RECORDED DATA:
·····
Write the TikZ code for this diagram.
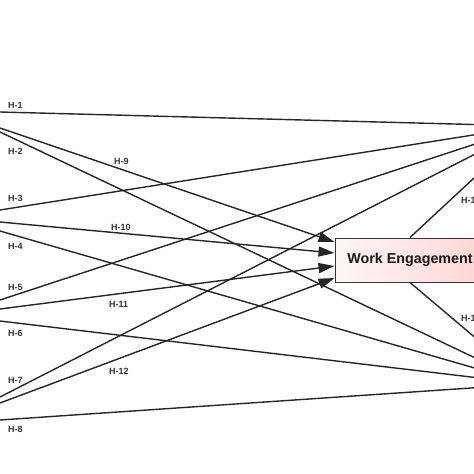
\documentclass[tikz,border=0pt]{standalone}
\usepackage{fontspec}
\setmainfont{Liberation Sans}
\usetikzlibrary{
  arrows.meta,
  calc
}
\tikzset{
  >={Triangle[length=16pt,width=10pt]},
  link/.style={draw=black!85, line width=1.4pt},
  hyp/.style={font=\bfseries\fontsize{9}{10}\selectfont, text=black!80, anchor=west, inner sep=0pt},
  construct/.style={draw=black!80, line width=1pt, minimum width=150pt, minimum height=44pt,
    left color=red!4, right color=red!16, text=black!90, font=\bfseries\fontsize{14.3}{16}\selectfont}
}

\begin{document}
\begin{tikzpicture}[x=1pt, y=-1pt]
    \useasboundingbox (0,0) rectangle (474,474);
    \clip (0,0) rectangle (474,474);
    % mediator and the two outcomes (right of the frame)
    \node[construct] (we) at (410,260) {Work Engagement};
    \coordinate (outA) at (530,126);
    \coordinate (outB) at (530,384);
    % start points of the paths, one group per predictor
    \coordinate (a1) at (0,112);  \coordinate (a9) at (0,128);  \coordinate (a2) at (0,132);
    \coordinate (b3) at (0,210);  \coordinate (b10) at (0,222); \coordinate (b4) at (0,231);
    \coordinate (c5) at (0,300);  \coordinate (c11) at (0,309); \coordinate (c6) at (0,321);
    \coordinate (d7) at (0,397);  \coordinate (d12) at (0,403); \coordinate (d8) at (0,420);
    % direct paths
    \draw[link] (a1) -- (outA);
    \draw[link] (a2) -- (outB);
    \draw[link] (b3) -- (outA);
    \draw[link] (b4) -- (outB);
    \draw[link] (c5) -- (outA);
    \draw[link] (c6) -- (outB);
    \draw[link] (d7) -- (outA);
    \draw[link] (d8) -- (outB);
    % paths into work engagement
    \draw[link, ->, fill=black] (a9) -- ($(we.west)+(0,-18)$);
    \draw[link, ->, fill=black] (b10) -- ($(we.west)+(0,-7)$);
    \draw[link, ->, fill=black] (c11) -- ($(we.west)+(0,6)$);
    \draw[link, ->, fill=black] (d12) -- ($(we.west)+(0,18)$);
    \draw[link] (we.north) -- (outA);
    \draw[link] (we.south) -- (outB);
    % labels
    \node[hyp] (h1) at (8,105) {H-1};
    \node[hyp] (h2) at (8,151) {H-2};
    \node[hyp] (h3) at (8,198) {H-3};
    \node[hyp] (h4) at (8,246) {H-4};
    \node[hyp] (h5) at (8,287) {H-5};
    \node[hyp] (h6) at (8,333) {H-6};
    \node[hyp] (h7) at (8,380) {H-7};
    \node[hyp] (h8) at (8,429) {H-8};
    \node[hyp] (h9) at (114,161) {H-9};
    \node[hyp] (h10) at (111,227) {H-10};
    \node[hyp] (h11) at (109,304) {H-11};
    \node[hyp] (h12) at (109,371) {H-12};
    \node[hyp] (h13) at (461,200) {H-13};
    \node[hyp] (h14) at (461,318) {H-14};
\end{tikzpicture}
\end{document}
·····
AIM OF THE TASK: Leave out the pictures and reproduce the rest of the listing exactly.

WRITTEN ANSWER:
Write the TikZ code for this diagram.
\documentclass[tikz,border=0pt]{standalone}
\usepackage{fontspec}
\setmainfont{Liberation Sans}
\usetikzlibrary{
  arrows.meta,
  calc
}
\tikzset{
  >={Triangle[length=16pt,width=10pt]},
  link/.style={draw=black!85, line width=1.4pt},
  hyp/.style={font=\bfseries\fontsize{9}{10}\selectfont, text=black!80, anchor=west, inner sep=0pt},
  construct/.style={draw=black!80, line width=1pt, minimum width=150pt, minimum height=44pt,
    left color=red!4, right color=red!16, text=black!90, font=\bfseries\fontsize{14.3}{16}\selectfont}
}

\begin{document}
\begin{tikzpicture}[x=1pt, y=-1pt]
    \useasboundingbox (0,0) rectangle (474,474);
    \clip (0,0) rectangle (474,474);
    % mediator and the two outcomes (right of the frame)
    \node[construct] (we) at (410,260) {Work Engagement};
    \coordinate (outA) at (530,126);
    \coordinate (outB) at (530,384);
    % start points of the paths, one group per predictor
    \coordinate (a1) at (0,112);  \coordinate (a9) at (0,128);  \coordinate (a2) at (0,132);
    \coordinate (b3) at (0,210);  \coordinate (b10) at (0,222); \coordinate (b4) at (0,231);
    \coordinate (c5) at (0,300);  \coordinate (c11) at (0,309); \coordinate (c6) at (0,321);
    \coordinate (d7) at (0,397);  \coordinate (d12) at (0,403); \coordinate (d8) at (0,420);
    % direct paths
    \draw[link] (a1) -- (outA);
    \draw[link] (a2) -- (outB);
    \draw[link] (b3) -- (outA);
    \draw[link] (b4) -- (outB);
    \draw[link] (c5) -- (outA);
    \draw[link] (c6) -- (outB);
    \draw[link] (d7) -- (outA);
    \draw[link] (d8) -- (outB);
    % paths into work engagement
    \draw[link, ->, fill=black] (a9) -- ($(we.west)+(0,-18)$);
    \draw[link, ->, fill=black] (b10) -- ($(we.west)+(0,-7)$);
    \draw[link, ->, fill=black] (c11) -- ($(we.west)+(0,6)$);
    \draw[link, ->, fill=black] (d12) -- ($(we.west)+(0,18)$);
    \draw[link] (we.north) -- (outA);
    \draw[link] (we.south) -- (outB);
    % labels
    \node[hyp] (h1) at (8,105) {H-1};
    \node[hyp] (h2) at (8,151) {H-2};
    \node[hyp] (h3) at (8,198) {H-3};
    \node[hyp] (h4) at (8,246) {H-4};
    \node[hyp] (h5) at (8,287) {H-5};
    \node[hyp] (h6) at (8,333) {H-6};
    \node[hyp] (h7) at (8,380) {H-7};
    \node[hyp] (h8) at (8,429) {H-8};
    \node[hyp] (h9) at (114,161) {H-9};
    \node[hyp] (h10) at (111,227) {H-10};
    \node[hyp] (h11) at (109,304) {H-11};
    \node[hyp] (h12) at (109,371) {H-12};
    \node[hyp] (h13) at (461,200) {H-13};
    \node[hyp] (h14) at (461,318) {H-14};
\end{tikzpicture}
\end{document}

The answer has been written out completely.